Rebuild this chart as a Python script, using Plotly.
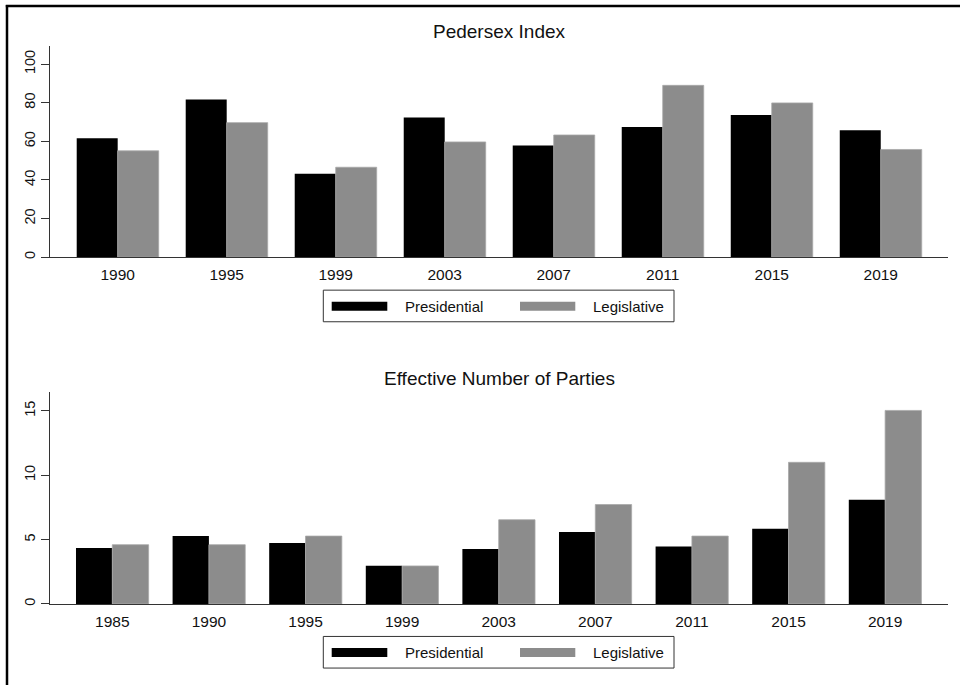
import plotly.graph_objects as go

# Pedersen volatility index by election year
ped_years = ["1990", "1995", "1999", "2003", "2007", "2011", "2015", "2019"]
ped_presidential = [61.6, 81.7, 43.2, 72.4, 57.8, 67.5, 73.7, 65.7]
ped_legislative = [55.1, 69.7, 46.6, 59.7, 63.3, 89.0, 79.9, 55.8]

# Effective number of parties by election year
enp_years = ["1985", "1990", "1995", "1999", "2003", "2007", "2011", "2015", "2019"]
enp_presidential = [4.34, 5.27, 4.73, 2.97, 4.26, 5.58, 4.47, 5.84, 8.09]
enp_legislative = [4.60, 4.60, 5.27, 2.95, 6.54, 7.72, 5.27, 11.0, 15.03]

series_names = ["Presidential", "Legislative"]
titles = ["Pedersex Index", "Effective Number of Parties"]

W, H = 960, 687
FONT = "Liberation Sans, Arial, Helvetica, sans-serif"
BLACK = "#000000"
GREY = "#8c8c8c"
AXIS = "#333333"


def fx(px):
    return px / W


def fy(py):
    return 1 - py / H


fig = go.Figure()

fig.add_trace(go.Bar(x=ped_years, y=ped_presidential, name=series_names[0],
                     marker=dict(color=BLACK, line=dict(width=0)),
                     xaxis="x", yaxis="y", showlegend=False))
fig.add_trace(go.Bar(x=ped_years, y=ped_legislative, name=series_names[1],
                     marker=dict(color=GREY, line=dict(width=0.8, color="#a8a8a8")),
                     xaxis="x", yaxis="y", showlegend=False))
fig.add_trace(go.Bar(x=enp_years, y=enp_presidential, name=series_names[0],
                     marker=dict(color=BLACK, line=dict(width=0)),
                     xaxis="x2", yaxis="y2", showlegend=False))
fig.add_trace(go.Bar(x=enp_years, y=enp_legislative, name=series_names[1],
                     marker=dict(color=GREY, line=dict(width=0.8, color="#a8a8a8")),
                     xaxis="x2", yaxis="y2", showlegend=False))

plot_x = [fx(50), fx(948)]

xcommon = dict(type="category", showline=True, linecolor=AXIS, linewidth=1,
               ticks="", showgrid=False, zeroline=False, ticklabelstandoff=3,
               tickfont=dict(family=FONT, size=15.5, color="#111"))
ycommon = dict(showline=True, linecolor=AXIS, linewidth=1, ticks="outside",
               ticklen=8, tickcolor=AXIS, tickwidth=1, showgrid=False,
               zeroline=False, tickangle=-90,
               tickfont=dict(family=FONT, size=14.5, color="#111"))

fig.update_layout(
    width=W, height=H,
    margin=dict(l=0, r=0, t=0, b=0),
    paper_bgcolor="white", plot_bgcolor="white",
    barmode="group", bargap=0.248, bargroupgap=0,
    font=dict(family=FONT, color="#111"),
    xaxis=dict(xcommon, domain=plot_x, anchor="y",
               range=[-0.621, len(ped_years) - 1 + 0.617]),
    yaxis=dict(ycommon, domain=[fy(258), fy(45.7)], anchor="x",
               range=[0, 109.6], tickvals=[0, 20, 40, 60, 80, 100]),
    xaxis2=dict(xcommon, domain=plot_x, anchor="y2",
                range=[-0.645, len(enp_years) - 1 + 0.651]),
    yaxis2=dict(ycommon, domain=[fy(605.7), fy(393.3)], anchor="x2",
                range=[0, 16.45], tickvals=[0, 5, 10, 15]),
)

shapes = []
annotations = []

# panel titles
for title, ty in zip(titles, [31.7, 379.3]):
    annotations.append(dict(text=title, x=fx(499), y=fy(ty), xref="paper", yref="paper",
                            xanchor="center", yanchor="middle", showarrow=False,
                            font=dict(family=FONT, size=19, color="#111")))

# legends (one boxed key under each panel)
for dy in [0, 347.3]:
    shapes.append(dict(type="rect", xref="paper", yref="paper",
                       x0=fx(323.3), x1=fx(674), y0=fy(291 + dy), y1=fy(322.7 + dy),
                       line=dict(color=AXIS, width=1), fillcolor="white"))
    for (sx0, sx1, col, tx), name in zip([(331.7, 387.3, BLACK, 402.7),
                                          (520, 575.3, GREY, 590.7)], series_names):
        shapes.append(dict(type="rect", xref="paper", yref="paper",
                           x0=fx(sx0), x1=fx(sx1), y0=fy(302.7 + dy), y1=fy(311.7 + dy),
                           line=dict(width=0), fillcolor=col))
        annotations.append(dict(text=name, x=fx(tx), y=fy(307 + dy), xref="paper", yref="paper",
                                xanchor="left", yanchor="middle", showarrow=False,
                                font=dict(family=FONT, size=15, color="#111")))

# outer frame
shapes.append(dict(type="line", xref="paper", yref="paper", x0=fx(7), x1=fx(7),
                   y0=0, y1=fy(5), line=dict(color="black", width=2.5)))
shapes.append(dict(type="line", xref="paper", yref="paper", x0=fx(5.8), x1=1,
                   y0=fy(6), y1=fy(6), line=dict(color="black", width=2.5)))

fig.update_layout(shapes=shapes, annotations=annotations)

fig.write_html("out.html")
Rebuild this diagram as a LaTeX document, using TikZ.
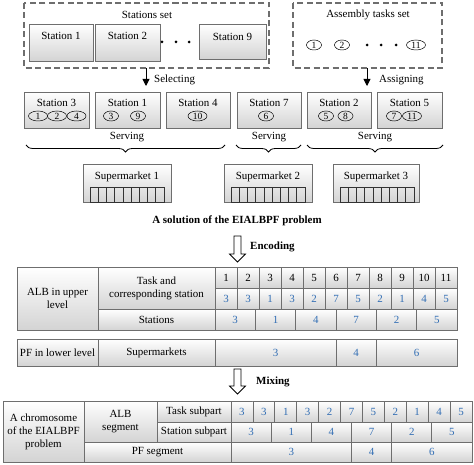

## Task to complete
Without the pictures, repeat the listing above exactly.

## Final result
Rebuild this chart as a Python script, using Plotly.
import plotly.graph_objects as go

# Pedersen volatility index by election year
ped_years = ["1990", "1995", "1999", "2003", "2007", "2011", "2015", "2019"]
ped_presidential = [61.6, 81.7, 43.2, 72.4, 57.8, 67.5, 73.7, 65.7]
ped_legislative = [55.1, 69.7, 46.6, 59.7, 63.3, 89.0, 79.9, 55.8]

# Effective number of parties by election year
enp_years = ["1985", "1990", "1995", "1999", "2003", "2007", "2011", "2015", "2019"]
enp_presidential = [4.34, 5.27, 4.73, 2.97, 4.26, 5.58, 4.47, 5.84, 8.09]
enp_legislative = [4.60, 4.60, 5.27, 2.95, 6.54, 7.72, 5.27, 11.0, 15.03]

series_names = ["Presidential", "Legislative"]
titles = ["Pedersex Index", "Effective Number of Parties"]

W, H = 960, 687
FONT = "Liberation Sans, Arial, Helvetica, sans-serif"
BLACK = "#000000"
GREY = "#8c8c8c"
AXIS = "#333333"


def fx(px):
    return px / W


def fy(py):
    return 1 - py / H


fig = go.Figure()

fig.add_trace(go.Bar(x=ped_years, y=ped_presidential, name=series_names[0],
                     marker=dict(color=BLACK, line=dict(width=0)),
                     xaxis="x", yaxis="y", showlegend=False))
fig.add_trace(go.Bar(x=ped_years, y=ped_legislative, name=series_names[1],
                     marker=dict(color=GREY, line=dict(width=0.8, color="#a8a8a8")),
                     xaxis="x", yaxis="y", showlegend=False))
fig.add_trace(go.Bar(x=enp_years, y=enp_presidential, name=series_names[0],
                     marker=dict(color=BLACK, line=dict(width=0)),
                     xaxis="x2", yaxis="y2", showlegend=False))
fig.add_trace(go.Bar(x=enp_years, y=enp_legislative, name=series_names[1],
                     marker=dict(color=GREY, line=dict(width=0.8, color="#a8a8a8")),
                     xaxis="x2", yaxis="y2", showlegend=False))

plot_x = [fx(50), fx(948)]

xcommon = dict(type="category", showline=True, linecolor=AXIS, linewidth=1,
               ticks="", showgrid=False, zeroline=False, ticklabelstandoff=3,
               tickfont=dict(family=FONT, size=15.5, color="#111"))
ycommon = dict(showline=True, linecolor=AXIS, linewidth=1, ticks="outside",
               ticklen=8, tickcolor=AXIS, tickwidth=1, showgrid=False,
               zeroline=False, tickangle=-90,
               tickfont=dict(family=FONT, size=14.5, color="#111"))

fig.update_layout(
    width=W, height=H,
    margin=dict(l=0, r=0, t=0, b=0),
    paper_bgcolor="white", plot_bgcolor="white",
    barmode="group", bargap=0.248, bargroupgap=0,
    font=dict(family=FONT, color="#111"),
    xaxis=dict(xcommon, domain=plot_x, anchor="y",
               range=[-0.621, len(ped_years) - 1 + 0.617]),
    yaxis=dict(ycommon, domain=[fy(258), fy(45.7)], anchor="x",
               range=[0, 109.6], tickvals=[0, 20, 40, 60, 80, 100]),
    xaxis2=dict(xcommon, domain=plot_x, anchor="y2",
                range=[-0.645, len(enp_years) - 1 + 0.651]),
    yaxis2=dict(ycommon, domain=[fy(605.7), fy(393.3)], anchor="x2",
                range=[0, 16.45], tickvals=[0, 5, 10, 15]),
)

shapes = []
annotations = []

# panel titles
for title, ty in zip(titles, [31.7, 379.3]):
    annotations.append(dict(text=title, x=fx(499), y=fy(ty), xref="paper", yref="paper",
                            xanchor="center", yanchor="middle", showarrow=False,
                            font=dict(family=FONT, size=19, color="#111")))

# legends (one boxed key under each panel)
for dy in [0, 347.3]:
    shapes.append(dict(type="rect", xref="paper", yref="paper",
                       x0=fx(323.3), x1=fx(674), y0=fy(291 + dy), y1=fy(322.7 + dy),
                       line=dict(color=AXIS, width=1), fillcolor="white"))
    for (sx0, sx1, col, tx), name in zip([(331.7, 387.3, BLACK, 402.7),
                                          (520, 575.3, GREY, 590.7)], series_names):
        shapes.append(dict(type="rect", xref="paper", yref="paper",
                           x0=fx(sx0), x1=fx(sx1), y0=fy(302.7 + dy), y1=fy(311.7 + dy),
                           line=dict(width=0), fillcolor=col))
        annotations.append(dict(text=name, x=fx(tx), y=fy(307 + dy), xref="paper", yref="paper",
                                xanchor="left", yanchor="middle", showarrow=False,
                                font=dict(family=FONT, size=15, color="#111")))

# outer frame
shapes.append(dict(type="line", xref="paper", yref="paper", x0=fx(7), x1=fx(7),
                   y0=0, y1=fy(5), line=dict(color="black", width=2.5)))
shapes.append(dict(type="line", xref="paper", yref="paper", x0=fx(5.8), x1=1,
                   y0=fy(6), y1=fy(6), line=dict(color="black", width=2.5)))

fig.update_layout(shapes=shapes, annotations=annotations)

fig.write_html("out.html")
Rebuild this diagram as a LaTeX document, using TikZ.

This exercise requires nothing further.